Tüm yediklerimizden sonra önümüze gelen bu zengin tatlı tabağına hayır demek maalesef mümkün olamadı. Tahin soslu kabak tatlısı, Sütlü nuriye, Islak Kek ve İncir Tatlısından oluşan her zevke hitap eden bolca çeşit mevcut. Kendi suyuyla ağır ateşte pişmiş incir tatlısı çok lezzetli idi. Islak Kek tam anlamıyla olay yaratacak lezzette, yiyip yiyebileceğiniz en lezzetli ve en ıslak kek sanırım burada ikram ediliyor.
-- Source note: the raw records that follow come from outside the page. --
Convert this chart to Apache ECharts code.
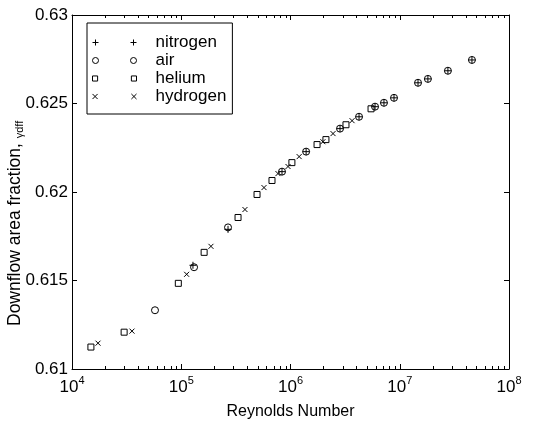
<!DOCTYPE html>
<html>
<head>
<meta charset="utf-8">
<script src="https://cdn.jsdelivr.net/npm/echarts@6/dist/echarts.min.js"></script>
<style>html,body{margin:0;padding:0;background:#fff}#c{width:541px;height:425px}</style>
</head>
<body>
<div id="c"></div>
<script>
// ---- data ----
const seriesNames = ['nitrogen', 'air', 'helium', 'hydrogen'];
const nitrogenRe = [1.28e5, 2.68e5, 8.36e5, 1.39e6, 2.84e6, 4.24e6, 5.94e6, 7.17e6, 8.86e6, 1.47e7, 1.81e7, 2.76e7, 4.58e7];
const nitrogenY  = [0.61586, 0.61789, 0.62115, 0.62228, 0.62358, 0.62425, 0.62482, 0.62504, 0.62532, 0.62617, 0.62639, 0.62685, 0.62746];
const airRe = [5.75e4, 1.31e5, 2.68e5, 8.36e5, 1.39e6, 2.84e6, 4.24e6, 5.94e6, 7.17e6, 8.86e6, 1.47e7, 1.81e7, 2.76e7, 4.58e7];
const airY  = [0.61332, 0.61575, 0.61800, 0.62115, 0.62228, 0.62358, 0.62425, 0.62482, 0.62504, 0.62532, 0.62617, 0.62639, 0.62685, 0.62746];
const heliumRe = [1.49e4, 3.0e4, 9.4e4, 1.62e5, 3.31e5, 4.94e5, 6.77e5, 1.03e6, 1.75e6, 2.11e6, 3.22e6, 5.46e6];
const heliumY  = [0.61124, 0.61208, 0.61484, 0.61659, 0.61856, 0.61986, 0.62065, 0.62166, 0.62268, 0.62296, 0.62380, 0.62470];
const hydrogenRe = [1.73e4, 3.54e4, 1.12e5, 1.87e5, 3.83e5, 5.72e5, 7.68e5, 9.49e5, 1.20e6, 1.98e6, 2.45e6, 3.66e6];
const hydrogenY  = [0.61146, 0.61214, 0.61535, 0.61693, 0.61901, 0.62025, 0.62104, 0.62144, 0.62200, 0.62284, 0.62330, 0.62403];
const xMin = 1e4, xMax = 1e8;
const yMin = 0.61, yMax = 0.63, yStep = 0.005;
const xTitle = 'Reynolds Number';
const yTitleMain = 'Downflow area fraction, ';
const yTitleSub = 'γdff';

// ---- helpers ----
const FONT = '"Liberation Sans", Arial, Helvetica, sans-serif';
const pair = (xs, ys) => xs.map((x, i) => [x, ys[i]]);
const SYM = {
  plus: 'path://M0,5L10,5M5,0L5,10',
  cross: 'path://M0,0L10,10M10,0L0,10'
};
const ICON = {
  plus: 'path://M0,3L6,3M3,0L3,6M38,3L44,3M41,0L41,6',
  circle: 'path://M6,3A3,3,0,1,1,0,3A3,3,0,1,1,6,3M44,3A3,3,0,1,1,38,3A3,3,0,1,1,44,3',
  rect: 'path://M0.5,0.5L5.5,0.5L5.5,5.5L0.5,5.5ZM38.5,0.5L43.5,0.5L43.5,5.5L38.5,5.5Z',
  cross: 'path://M0.5,0.5L5.5,5.5M5.5,0.5L0.5,5.5M38.5,0.5L43.5,5.5M43.5,0.5L38.5,5.5'
};
const markStyle = {color: 'rgba(0,0,0,0)', borderColor: '#000', borderWidth: 1, opacity: 1};

function mkSeries(name, data, symbol, size) {
  return {
    name, type: 'scatter', data, symbol, symbolSize: size,
    xAxisIndex: 0, yAxisIndex: 0,
    itemStyle: markStyle,
    emphasis: {disabled: true},
    animation: false
  };
}

const chart = echarts.init(document.getElementById('c'), null, {renderer: 'canvas'});
const axisLineStyle = {color: '#000', width: 1};
chart.setOption({
  backgroundColor: '#fff',
  animation: false,
  textStyle: {fontFamily: FONT, color: '#000'},
  grid: {left: 72, right: 32, top: 15, bottom: 56, containLabel: false},
  legend: {
    orient: 'vertical', left: 87, top: 23,
    padding: [11, 6, 9, 5], itemGap: 1,
    itemWidth: 44, itemHeight: 6,
    borderColor: '#000', borderWidth: 1, backgroundColor: '#fff',
    selectedMode: false,
    itemStyle: {color: 'rgba(0,0,0,0)', borderColor: '#000', borderWidth: 1},
    textStyle: {fontFamily: FONT, fontSize: 17, color: '#000', padding: [0, 0, 0, 14]},
    data: [
      {name: seriesNames[0], icon: ICON.plus},
      {name: seriesNames[1], icon: ICON.circle},
      {name: seriesNames[2], icon: ICON.rect},
      {name: seriesNames[3], icon: ICON.cross}
    ]
  },
  xAxis: [{
    type: 'log', logBase: 10, min: xMin, max: xMax, position: 'bottom',
    name: xTitle, nameLocation: 'middle', nameGap: 35,
    nameTextStyle: {fontFamily: FONT, fontSize: 16, color: '#000'},
    axisLine: {show: true, lineStyle: axisLineStyle},
    axisTick: {show: true, inside: true, length: 5, lineStyle: axisLineStyle},
    splitLine: {show: false},
    axisLabel: {
      margin: 6, color: '#000',
      formatter: v => '{b|10}{s|' + Math.round(Math.log10(v)) + '}',
      rich: {
        b: {fontFamily: FONT, fontSize: 17, lineHeight: 24, color: '#000'},
        s: {fontFamily: FONT, fontSize: 11, lineHeight: 11, verticalAlign: 'top', color: '#000'}
      }
    }
  }, {
    type: 'log', logBase: 10, min: xMin, max: xMax, position: 'top',
    axisLine: {show: true, lineStyle: axisLineStyle},
    axisTick: {show: true, inside: true, length: 5, lineStyle: axisLineStyle},
    axisLabel: {show: false}, splitLine: {show: false}
  }],
  yAxis: [{
    type: 'value', min: yMin, max: yMax, interval: yStep, position: 'left',
    axisLine: {show: true, lineStyle: axisLineStyle},
    axisTick: {show: true, inside: true, length: 5, lineStyle: axisLineStyle},
    splitLine: {show: false},
    axisLabel: {
      margin: 4, color: '#000', fontFamily: FONT, fontSize: 17,
      formatter: v => v.toFixed(3).replace(/0+$/, '')
    }
  }, {
    type: 'value', min: yMin, max: yMax, interval: yStep, position: 'right',
    axisLine: {show: true, lineStyle: axisLineStyle},
    axisTick: {show: true, inside: true, length: 5, lineStyle: axisLineStyle},
    axisLabel: {show: false}, splitLine: {show: false}
  }],
  series: [
    mkSeries(seriesNames[0], pair(nitrogenRe, nitrogenY), SYM.plus, 7),
    mkSeries(seriesNames[1], pair(airRe, airY), 'circle', 7),
    mkSeries(seriesNames[2], pair(heliumRe, heliumY), 'rect', 6),
    mkSeries(seriesNames[3], pair(hydrogenRe, hydrogenY), SYM.cross, 5)
  ]
});

// minor ticks on the log axis (2..9 per decade), placed through the axis scale
const g = [];
const yb = Math.round(chart.convertToPixel({yAxisIndex: 0}, yMin));
const yt = Math.round(chart.convertToPixel({yAxisIndex: 0}, yMax));
for (let d = Math.log10(xMin); d < Math.log10(xMax); d++) {
  for (let k = 2; k <= 9; k++) {
    const x = Math.round(chart.convertToPixel({xAxisIndex: 0}, k * Math.pow(10, d))) + 0.5;
    g.push({type: 'line', silent: true, shape: {x1: x, y1: yb, x2: x, y2: yb - 3}, style: {stroke: '#000', lineWidth: 1}});
    g.push({type: 'line', silent: true, shape: {x1: x, y1: yt, x2: x, y2: yt + 3}, style: {stroke: '#000', lineWidth: 1}});
  }
}
// y-axis title (rotated, with subscript)
g.push({
  type: 'text', silent: true, x: 15, y: 326, rotation: Math.PI / 2,
  style: {
    text: '{m|' + yTitleMain + '}{s|' + yTitleSub + '}',
    align: 'left', verticalAlign: 'middle',
    rich: {
      m: {fontFamily: FONT, fontSize: 17.5, lineHeight: 18, verticalAlign: 'top', fill: '#000'},
      s: {fontFamily: FONT, fontSize: 11, lineHeight: 11, padding: [10, 0, 0, 0], fill: '#000'}
    }
  }
});
chart.setOption({graphic: g});
</script>
</body>
</html>
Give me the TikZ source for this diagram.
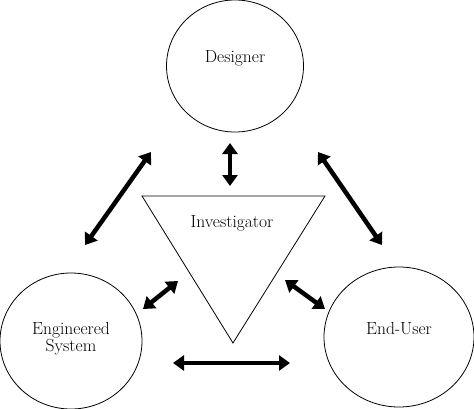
\documentclass[tikz,border=0pt]{standalone}
\usetikzlibrary{shapes.geometric,arrows.meta}
\begin{document}
\begin{tikzpicture}[x=1pt,y=-1pt,
  actor/.style={draw,ellipse,line width=0.8pt,inner sep=0pt},
  lbl/.style={font=\fontsize{17.5}{20}\selectfont,align=center},
  dbl/.style={line width=4.5pt,{Triangle[length=11pt,width=15pt]}-{Triangle[length=11pt,width=15pt]}}]
\useasboundingbox (0,0) rectangle (474,408);
\node[actor,minimum width=137pt,minimum height=132pt] (des) at (235,66) {};
\node[lbl] (destxt) at (235,58) {Designer};
\node[actor,minimum width=142pt,minimum height=136pt] (eng) at (71,341) {};
\node[lbl] (engtxt) at (71,339) {Engineered\\[-3pt]System};
\node[actor,minimum width=150pt,minimum height=140pt] (end) at (399,337) {};
\node[lbl] (endtxt) at (399,329) {End-User};
\coordinate (t1) at (142,196);
\coordinate (t2) at (325,196);
\coordinate (t3) at (233,343);
\draw[line width=0.8pt] (t1) -- (t2) -- (t3) -- cycle;
\node[lbl] (inv) at (232,223) {Investigator};
\coordinate (a1) at (230,143); \coordinate (a2) at (230,186);
\coordinate (b1) at (151,152); \coordinate (b2) at (85,245);
\coordinate (c1) at (318,152); \coordinate (c2) at (382,245);
\coordinate (d1) at (178,281); \coordinate (d2) at (143,309);
\coordinate (e1) at (285,280); \coordinate (e2) at (325,309);
\coordinate (f1) at (173,363); \coordinate (f2) at (290,363);
\draw[dbl] (a1) -- (a2);
\draw[dbl] (b1) -- (b2);
\draw[dbl] (c1) -- (c2);
\draw[dbl] (d1) -- (d2);
\draw[dbl] (e1) -- (e2);
\draw[dbl] (f1) -- (f2);
\end{tikzpicture}
\end{document}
Islak keke itiraz edebilecek kimseyi tanımıyorum ama hiç sevmeyen bile eminim koca bir dilimi nefes almadan mideye indirebilir.  Üzerinde kaymak ve tahin ile servis edilen kabak tatlısı güzeldi ama mevsim itibariyle menüde olmasa da olurmuş bana kalırsa. Bu yorumumda elbette kabaktan hiç hazetmediğim gerçeği de gizli. Sütlü Nuriye ile yıldızım bu yaşıma kadar hiç barışmadığı için yorum yapamıyorum. 

O akşam birlikte olduğumuz Ankaralı arkadaşlardan daha önce mekanda haftasonu kahvaltısı yapmış olanların dediklerine göre Ankara' da haftasonu gurme kahvaltı yapılabilecek yegane adres de yine Fırıncı Orhan şubeleriymiş. Ramazan'ın bu son haftasonunda ben Ankaralıların yerinde olsam bir akşam iftar yemeğine gider şu  enfes çorbadan ve salatadan yerdim. Sonra da bayram kahvaltısı için kendimi yine Fırıncı Orhan'da  açık büfe kahvaltı ile ödüllendirirdim. 

İftar organizasyonu ve davet için Markör Markalaşma ajansından Sevgili Oytun ve Oburcan' a tekrar tekrar teşekkürler. Firma sahibi ve işletmecisi Sn.Recep Bey ve tüm çalışanlara da ayrıca ilgi ve güleryüzlü hizmetleri için teşekkürler.